A well-run pressure washing Greenville SC company often feels smoother because the owner made good planning decisions before the first peak season.
A grounded startup sequence
There is no need to complicate this. A simple, realistic pressure washing startup sequence works better than an elaborate business plan that nobody follows. The goal is to line up the essential local pieces before scaling up.
One reliable sequence looks like this:
- Define the services you actually plan to offer and where you plan to perform them.
- Determine whether you will be conducting business within Greenville city limits and prepare for the city business license requirement.
- If this is a new business, plan the in-person application visit to the Municipal Complex at 204 Halton Road.
- If your business may fall under contractor licensing forms, confirm that early so your application and future renewal process are not based on guesswork.
- If you need a base of operations, check the zoning classification and the city’s table of uses before committing to property costs.
That is not flashy advice. It is the kind that keeps a business from starting crooked.
The value of planning for growth before growth arrives
The first stage of a pressure washing business often feels manageable because the owner can carry most of the details in memory. A few clients, one route, one vehicle, and a basic calendar can hold together for a while. Growth changes that.

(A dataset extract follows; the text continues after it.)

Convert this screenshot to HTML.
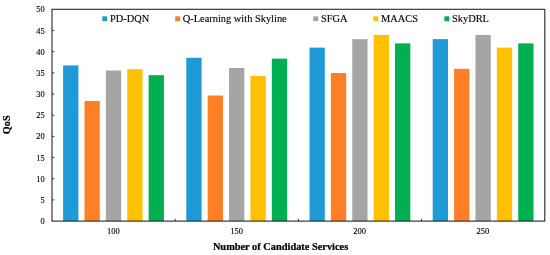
<!DOCTYPE html><html><head><meta charset="utf-8"><title>Chart</title><style>html,body{margin:0;padding:0;background:#fff}svg{display:block}text{font-family:"Liberation Serif","DejaVu Serif",serif;fill:#000;stroke:#000;stroke-width:0.12px}text[font-weight]{stroke-width:0.22px}</style></head><body>
<svg width="550" height="255" viewBox="0 0 550 255">
<rect width="550" height="255" fill="#fff"/>
<rect x="63.10" y="65.42" width="15.3" height="155.68" fill="#1E9AD7"/>
<rect x="84.48" y="101.00" width="15.3" height="120.10" fill="#FF7F27"/>
<rect x="105.86" y="70.50" width="15.3" height="150.60" fill="#A5A5A5"/>
<rect x="127.24" y="69.23" width="15.3" height="151.87" fill="#FFC000"/>
<rect x="148.62" y="75.16" width="15.3" height="145.94" fill="#00B050"/>
<rect x="186.30" y="57.79" width="15.3" height="163.31" fill="#1E9AD7"/>
<rect x="207.68" y="95.49" width="15.3" height="125.61" fill="#FF7F27"/>
<rect x="229.06" y="67.96" width="15.3" height="153.14" fill="#A5A5A5"/>
<rect x="250.44" y="76.01" width="15.3" height="145.09" fill="#FFC000"/>
<rect x="271.82" y="58.64" width="15.3" height="162.46" fill="#00B050"/>
<rect x="309.50" y="47.62" width="15.3" height="173.48" fill="#1E9AD7"/>
<rect x="330.88" y="73.04" width="15.3" height="148.06" fill="#FF7F27"/>
<rect x="352.26" y="39.15" width="15.3" height="181.95" fill="#A5A5A5"/>
<rect x="373.64" y="34.92" width="15.3" height="186.18" fill="#FFC000"/>
<rect x="395.02" y="43.39" width="15.3" height="177.71" fill="#00B050"/>
<rect x="432.70" y="39.15" width="15.3" height="181.95" fill="#1E9AD7"/>
<rect x="454.08" y="68.80" width="15.3" height="152.30" fill="#FF7F27"/>
<rect x="475.46" y="34.92" width="15.3" height="186.18" fill="#A5A5A5"/>
<rect x="496.84" y="47.62" width="15.3" height="173.48" fill="#FFC000"/>
<rect x="518.22" y="43.39" width="15.3" height="177.71" fill="#00B050"/>
<rect x="52.0" y="9.3" width="492.80" height="211.80" fill="none" stroke="#262626" stroke-width="1.1"/>
<text x="44.6" y="224.15" font-size="8.4" text-anchor="end">0</text>
<line x1="52.0" y1="199.92" x2="54.3" y2="199.92" stroke="#262626" stroke-width="0.9"/>
<text x="44.6" y="202.97" font-size="8.4" text-anchor="end">5</text>
<line x1="52.0" y1="178.74" x2="54.3" y2="178.74" stroke="#262626" stroke-width="0.9"/>
<text x="44.6" y="181.79" font-size="8.4" text-anchor="end">10</text>
<line x1="52.0" y1="157.56" x2="54.3" y2="157.56" stroke="#262626" stroke-width="0.9"/>
<text x="44.6" y="160.61" font-size="8.4" text-anchor="end">15</text>
<line x1="52.0" y1="136.38" x2="54.3" y2="136.38" stroke="#262626" stroke-width="0.9"/>
<text x="44.6" y="139.43" font-size="8.4" text-anchor="end">20</text>
<line x1="52.0" y1="115.20" x2="54.3" y2="115.20" stroke="#262626" stroke-width="0.9"/>
<text x="44.6" y="118.25" font-size="8.4" text-anchor="end">25</text>
<line x1="52.0" y1="94.02" x2="54.3" y2="94.02" stroke="#262626" stroke-width="0.9"/>
<text x="44.6" y="97.07" font-size="8.4" text-anchor="end">30</text>
<line x1="52.0" y1="72.84" x2="54.3" y2="72.84" stroke="#262626" stroke-width="0.9"/>
<text x="44.6" y="75.89" font-size="8.4" text-anchor="end">35</text>
<line x1="52.0" y1="51.66" x2="54.3" y2="51.66" stroke="#262626" stroke-width="0.9"/>
<text x="44.6" y="54.71" font-size="8.4" text-anchor="end">40</text>
<line x1="52.0" y1="30.48" x2="54.3" y2="30.48" stroke="#262626" stroke-width="0.9"/>
<text x="44.6" y="33.53" font-size="8.4" text-anchor="end">45</text>
<text x="44.6" y="12.35" font-size="8.4" text-anchor="end">50</text>
<line x1="175.20" y1="221.1" x2="175.20" y2="218.79999999999998" stroke="#262626" stroke-width="0.9"/>
<line x1="298.40" y1="221.1" x2="298.40" y2="218.79999999999998" stroke="#262626" stroke-width="0.9"/>
<line x1="421.60" y1="221.1" x2="421.60" y2="218.79999999999998" stroke="#262626" stroke-width="0.9"/>
<text x="113.30" y="234.35" font-size="8.5" text-anchor="middle">100</text>
<text x="236.50" y="234.35" font-size="8.5" text-anchor="middle">150</text>
<text x="359.70" y="234.35" font-size="8.5" text-anchor="middle">200</text>
<text x="482.90" y="234.35" font-size="8.5" text-anchor="middle">250</text>
<rect x="102.3" y="16.3" width="4.9" height="4.9" fill="#1E9AD7"/>
<text x="109.9" y="21.8" font-size="10.4">PD-DQN</text>
<rect x="175.2" y="16.3" width="4.9" height="4.9" fill="#FF7F27"/>
<text x="182.8" y="21.8" font-size="10.4">Q-Learning with Skyline</text>
<rect x="313.3" y="16.3" width="4.9" height="4.9" fill="#A5A5A5"/>
<text x="320.9" y="21.8" font-size="10.4">SFGA</text>
<rect x="373.4" y="16.3" width="4.9" height="4.9" fill="#FFC000"/>
<text x="381.0" y="21.8" font-size="10.4">MAACS</text>
<rect x="444.4" y="16.3" width="4.9" height="4.9" fill="#00B050"/>
<text x="452.0" y="21.8" font-size="10.4">SkyDRL</text>
<text x="212.9" y="249.8" font-size="10.37" font-weight="bold">Number of Candidate Services</text>
<text transform="translate(9.9,124.8) rotate(-90)" font-size="10.3" font-weight="bold" text-anchor="middle">QoS</text>
</svg></body></html>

Once jobs stack up, your city license cycle, contractor form requirements if applicable, and property use questions stop being background concerns. They become part of the operating system. If you bring in help, those details need to be visible and documented. If you move to a new property, zoning review needs to happen before the move, not after. If you target more work inside city limits, licensing needs to be buttoned up ahead of time.
Experienced owners know that growth does not usually break the business where people expect. It rarely breaks because the crew forgot how to clean a driveway. It breaks because systems that were fine at ten jobs a month collapse at forty.
For power washing and pressure washing companies alike, the strongest foundation is usually quiet, administrative, and unremarkable. That is exactly why it gets neglected.
Practical judgment matters more than speed
A lot of startup advice pushes speed. Get the logo live. Launch the website. Buy ads. Rank for search terms. Post before-and-after photos. Chase every lead.
There is some truth in that momentum. Still, when local rules are clear, it is better to move in the right order than to move fast in the wrong one. Greenville makes some of the basic expectations easy to identify. Businesses conducting business within city limits need a business license. New businesses must apply in person. Annual renewal runs on a May 1 through April 30 cycle. Contractor-related applications and renewals may follow separate processes. The development code is in effect, and the city provides zoning tools to review where a business might operate.
Those are not obscure details. They are business planning facts.
If you are serious about building a pressure washing business in Greenville, treat those facts as part of the trade. Not as paperwork someone else handles later, and not as a nuisance to circle back to after the first batch of customers. A pressure washer cleans surfaces. A business plan clears obstacles. In local service work, you need both.